Black Friday and the Holiday Shopping Season
Q&A With UAlbany Associate Professor of Marketing Sanjay Putrevu
Retailers are "leaking" their deals a few days early to generate consumer interest for the 2010 Holiday Shopping season, putting pressure on others to follow suit, says UAlbany Associate Professor of Marketing Sanjay Putrevu.
ALBANY, N.Y. (November 22, 2010) --
"Leaked" advertisements from major retailers have put pressure on other sellers to follow suit, while at the same time providing opportunities for consumers to better plan their Black Friday shopping, according to UAlbany Associate Professor of Marketing Sanjay Putrevu.
The School of Business associate dean for academic programs and expert in advertising effectiveness, consumer behavior and E-shopping provides analysis of the upcoming Holiday Shopping Season:
UAlbany Associate Professor of Marketing Sanjay Putrevu
Q: After "Black Friday" ads for Best Buy and Target were "leaked," Wal-Mart’s Black Friday ad was subsequently leaked. Shoppers usually don't get these fliers until Thanksgiving. What’s the difference this year?
A: Since retail sales have been somewhat lukewarm in the last two years (despite some very good deals), they want to get a jump start this year by starting early. Retailers sometimes "leak" their deals a few days early to generate consumer interest. Once one store leaks its deals, there is tremendous pressure on others to follow suit. These early notifications are great for consumers as they can better plan their black Friday shopping.
Q: What are consumers interested in purchasing this holiday season?
A: Personal and home electronics are likely to be the big sellers.

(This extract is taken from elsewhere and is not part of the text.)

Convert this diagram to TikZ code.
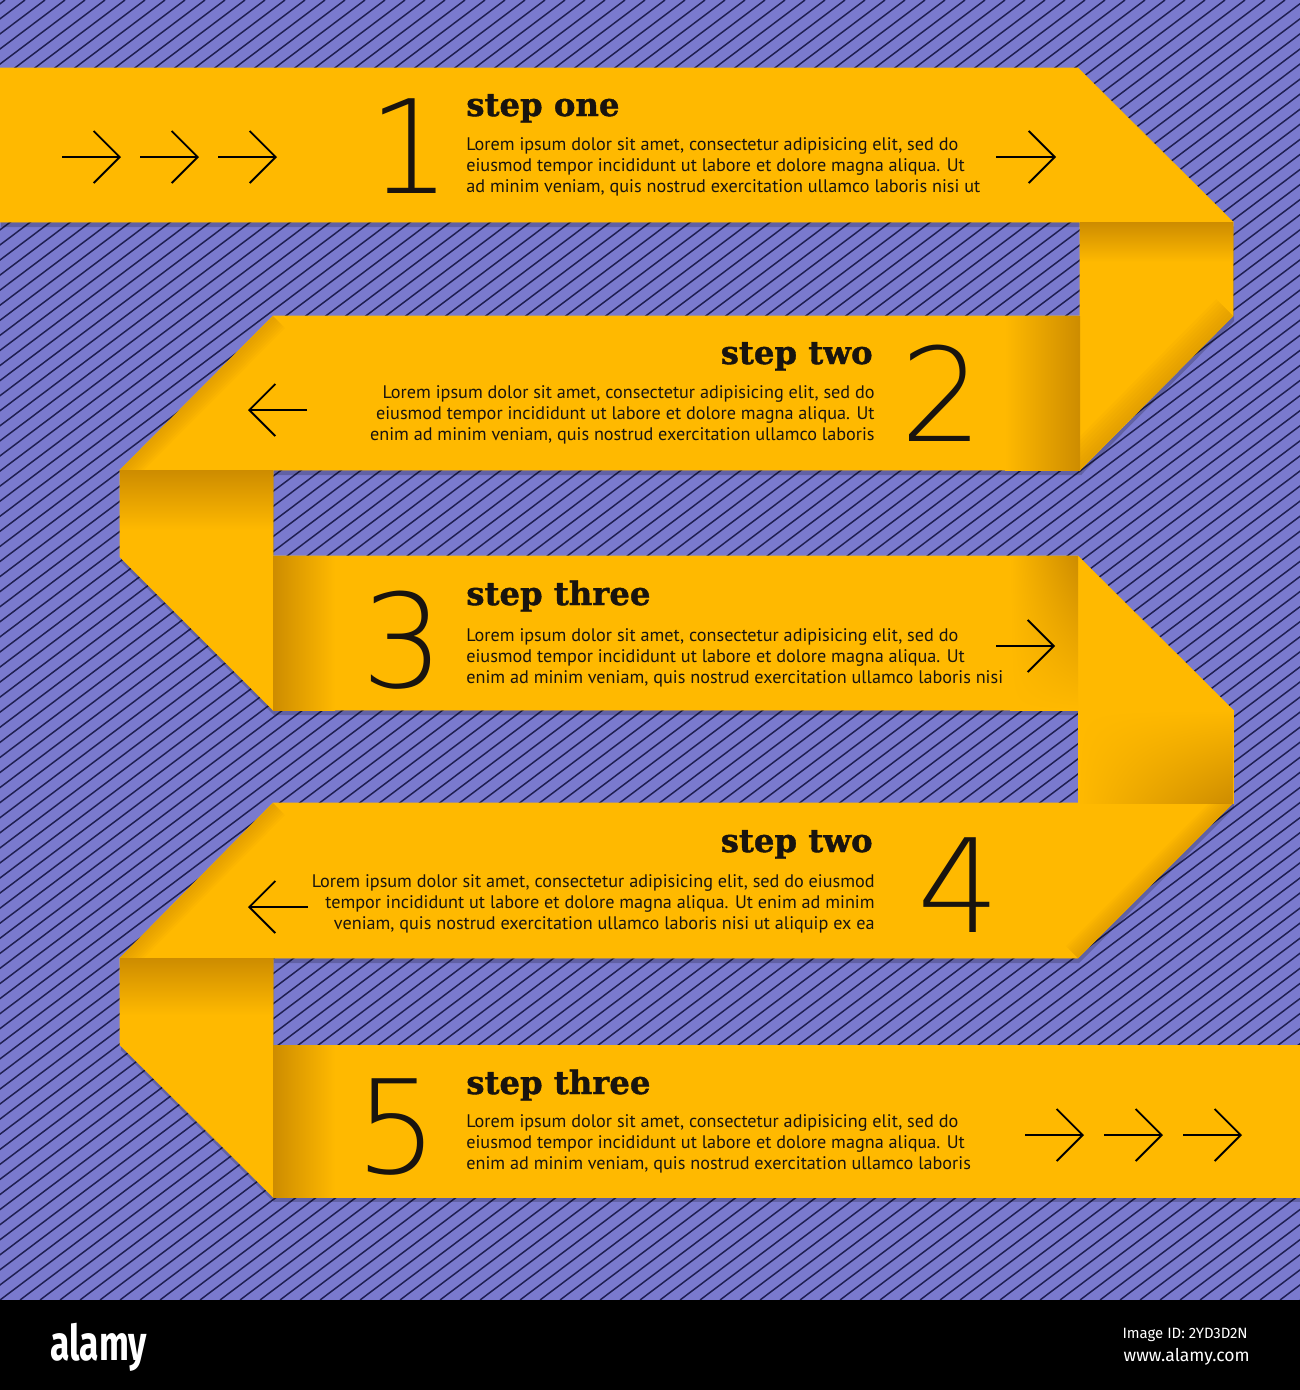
\documentclass[tikz,border=0pt]{standalone}
\usepackage{graphicx}
\usepackage{fontspec}
\setmainfont{PT Sans}
\newfontfamily\titlefont{DejaVu Serif}[BoldFeatures={FakeBold=1.2}]
\newfontfamily\logofont{Fira Sans}
\IfFontExistsTF{DejaVuSans-ExtraLight.ttf}
  {\newfontfamily\numfont{DejaVuSans-ExtraLight.ttf}}
  {\newfontfamily\numfont{Fira Sans}}
\usetikzlibrary{arrows.meta,calc,shadings}
\definecolor{bgpurple}{RGB}{122,122,206}
\definecolor{stripe}{RGB}{32,32,82}
\definecolor{ribbon}{RGB}{255,185,0}
\definecolor{ribbondark}{RGB}{205,140,0}
\definecolor{ink}{RGB}{25,20,15}
\newcommand\bandone{(0,68) -- (1078,68) -- (1233,222) -- (0,222) -- cycle}
\newcommand\foldone{(1080,222) -- (1233,222) -- (1233,316) -- (1080,470) -- cycle}
\newcommand\bandtwo{(273,316) -- (1080,316) -- (1080,470) -- (120,470) -- cycle}
\newcommand\foldtwo{(120,470) -- (273,470) -- (273,710) -- (120,557) -- cycle}
\newcommand\bandthree{(273,556) -- (1078,556) -- (1233,710) -- (273,710) -- cycle}
\newcommand\foldthree{(1078,710) -- (1233,710) -- (1233,803) -- (1078,803) -- cycle}
\newcommand\bandfour{(273,803) -- (1233,803) -- (1078,958) -- (120,958) -- cycle}
\newcommand\foldfour{(120,958) -- (273,958) -- (273,1197) -- (120,1045) -- cycle}
\newcommand\bandfive{(273,1045) -- (1300,1045) -- (1300,1197) -- (273,1197) -- cycle}
\newcommand\creaseshade[4]{%
  \foreach \w in {3,6,...,24}
    \fill[ribbondark,opacity=.08] #1 -- #2 -- ++(\w*#3,\w*#4) -- ($#1+(\w*#3,\w*#4)$) -- cycle;}
\begin{document}
\begin{tikzpicture}
[x=0.02cm,y=-0.02cm,%
  every node/.style={inner sep=0pt,text=ink},%
  stepnum/.style={font=\numfont\fontsize{74}{76}\selectfont,anchor=base},%
  stephead/.style={font=\titlefont\bfseries\fontsize{18.4}{20}\selectfont},%
  stepbody/.style={font=\fontsize{10.36}{11.9}\selectfont},%
  fwd/.style={line width=1.1pt,-{Straight Barb[length=0.52cm,width=1.04cm]}},%
  paper/.style={fill=ribbon,draw=ribbon,line width=0.3pt},%
  lift/.style={fill=black,opacity=0.2,shift={(1,5)}}]
\useasboundingbox (0,0) rectangle (1300,1390);
\fill[bgpurple] (0,0) rectangle (1300,1300);
\begin{scope}
  \clip (0,0) rectangle (1300,1300);
  \foreach \x in {-1800,-1780,...,1300}
    \draw[stripe,line width=0.85pt] (\x,1300) -- ++(1725,-1300);
\end{scope}
\fill[black] (0,1300) rectangle (1300,1390);

\fill[lift] \bandone;
\fill[lift] \foldone;
\fill[lift] \bandtwo;
\fill[lift] \foldtwo;
\fill[lift] \bandthree;
\fill[lift] \foldthree;
\fill[lift] \bandfour;
\fill[lift] \foldfour;
\fill[lift] \bandfive;

\path[paper] \bandone;
\path[paper] \foldone;
\path[paper] \bandtwo;
\path[paper] \foldtwo;
\path[paper] \bandthree;
\path[paper] \foldthree;
\path[paper] \bandfour;
\path[paper] \foldfour;
\path[paper] \bandfive;

\shade[top color=ribbondark,bottom color=ribbon] (1080,222) rectangle (1233,262);
\begin{scope}
  \clip \foldone;
  \creaseshade{(1233,316)}{(1080,470)}{-0.7}{-0.7}
\end{scope}
\shade[left color=ribbon,right color=ribbondark] (1005,316) rectangle (1080,470);
\begin{scope}
  \clip \bandtwo;
  \creaseshade{(273,316)}{(120,470)}{0.5}{0.5}
\end{scope}
\shade[top color=ribbondark,bottom color=ribbon] (120,470) rectangle (273,530);
\shade[left color=ribbondark,right color=ribbon] (273,556) rectangle (335,710);
\shade[upper left=ribbon,upper right=ribbondark,lower left=ribbon,lower right=ribbon] (1010,556) rectangle (1078,710);
\shade[upper left=ribbon,upper right=ribbon,lower left=ribbon,lower right=ribbondark] (1078,710) rectangle (1233,803);
\begin{scope}
  \clip \bandfour;
  \creaseshade{(1233,803)}{(1078,958)}{-0.5}{-0.5}
  \creaseshade{(273,803)}{(120,958)}{0.5}{0.5}
\end{scope}
\shade[top color=ribbondark,bottom color=ribbon] (120,958) rectangle (273,1015);
\shade[left color=ribbondark,right color=ribbon] (273,1045) rectangle (335,1197);

\foreach \x in {62,140,218}
  \draw[fwd] (\x,157) -- ++(59,0);
\draw[fwd] (996,157) -- (1056,157);
\draw[fwd] (307,410) -- (248,410);
\draw[fwd] (996,646) -- (1055,646);
\draw[fwd] (308,907) -- (248,907);
\foreach \x in {1025,1104,1183}
  \draw[fwd] (\x,1135) -- ++(59,0);

\node[stepnum] (num1) at (410,193) {1};
\node[stephead,anchor=base west] (head1) at (466,116) {step one};
\node[stepbody,anchor=base west,align=left] (body1) at (466,192)
  {Lorem ipsum dolor sit amet, consectetur adipisicing elit, sed do\\
   eiusmod tempor incididunt ut labore et dolore magna aliqua. Ut\\
   ad minim veniam, quis nostrud exercitation ullamco laboris nisi ut};

\node[stepnum] (num2) at (942,441) {2};
\node[stephead,anchor=base east] (head2) at (873,364) {step two};
\node[stepbody,anchor=base east,align=right] (body2) at (875,440)
  {Lorem ipsum dolor sit amet, consectetur adipisicing elit, sed do\\
   eiusmod tempor incididunt ut labore et dolore magna aliqua. Ut\\
   enim ad minim veniam, quis nostrud exercitation ullamco laboris};

\node[stepnum] (num3) at (403,687) {3};
\node[stephead,anchor=base west] (head3) at (466,605) {step three};
\node[stepbody,anchor=base west,align=left] (body3) at (466,683)
  {Lorem ipsum dolor sit amet, consectetur adipisicing elit, sed do\\
   eiusmod tempor incididunt ut labore et dolore magna aliqua. Ut\\
   enim ad minim veniam, quis nostrud exercitation ullamco laboris nisi};

\node[stepnum] (num4) at (959,932) {4};
\node[stephead,anchor=base east] (head4) at (873,852) {step two};
\node[stepbody,anchor=base east,align=right] (body4) at (875,929)
  {Lorem ipsum dolor sit amet, consectetur adipisicing elit, sed do eiusmod\\
   tempor incididunt ut labore et dolore magna aliqua. Ut enim ad minim\\
   veniam, quis nostrud exercitation ullamco laboris nisi ut aliquip ex ea};

\node[stepnum] (num5) at (397,1173) {5};
\node[stephead,anchor=base west] (head5) at (466,1094) {step three};
\node[stepbody,anchor=base west,align=left] (body5) at (466,1169)
  {Lorem ipsum dolor sit amet, consectetur adipisicing elit, sed do\\
   eiusmod tempor incididunt ut labore et dolore magna aliqua. Ut\\
   enim ad minim veniam, quis nostrud exercitation ullamco laboris};

\node[text=white,anchor=base west] (logo) at (50,1360)
  {\logofont\bfseries\fontsize{28}{30}\selectfont\scalebox{0.72}[1]{alamy}};
\node[text=white,anchor=base east,font=\logofont\fontsize{8.5}{10}\selectfont] (imageid) at (1248,1338) {Image ID: 2YD3D2N};
\node[text=white,anchor=base east,font=\logofont\fontsize{10}{12}\selectfont] (website) at (1250,1361) {www.alamy.com};
\end{tikzpicture}
\end{document}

Consumers will be drawn toward products such as iPads, Kindle, iPods, mp3 players, LCD and LED TVs, etc.
Q: After "Black Friday" comes "Cyber Monday." How has consumer shopping behavior shifted in recent years -- is online now king? Will the long lines of consumers waiting to enter stores on Friday morning soon become a thing of the past?
A: While Online sales continue to increase, retail purchases are likely to dominate for the near future. Despite the hassles associated with long lines and limited parking, consumers are more comfortable shopping for some items (fashion items such as clothes and accessories) in stores/malls rather than online. In addition, retailers have a strong incentive to draw customers into their stores where they can cross-sell related items.
Q: How are advertisers approaching Holiday Season sales this year?
A: They are cautiously optimistic. Several signs point to a reasonable year: the stock market is up, there has been modest job growth, and interest rates remain low. These factors combined with the fact that the past two years have been rather lukewarm suggest that consumers are likely to spend more this year than in the recent past. If the holiday deals are attractively priced, this could turn out to be a very good year.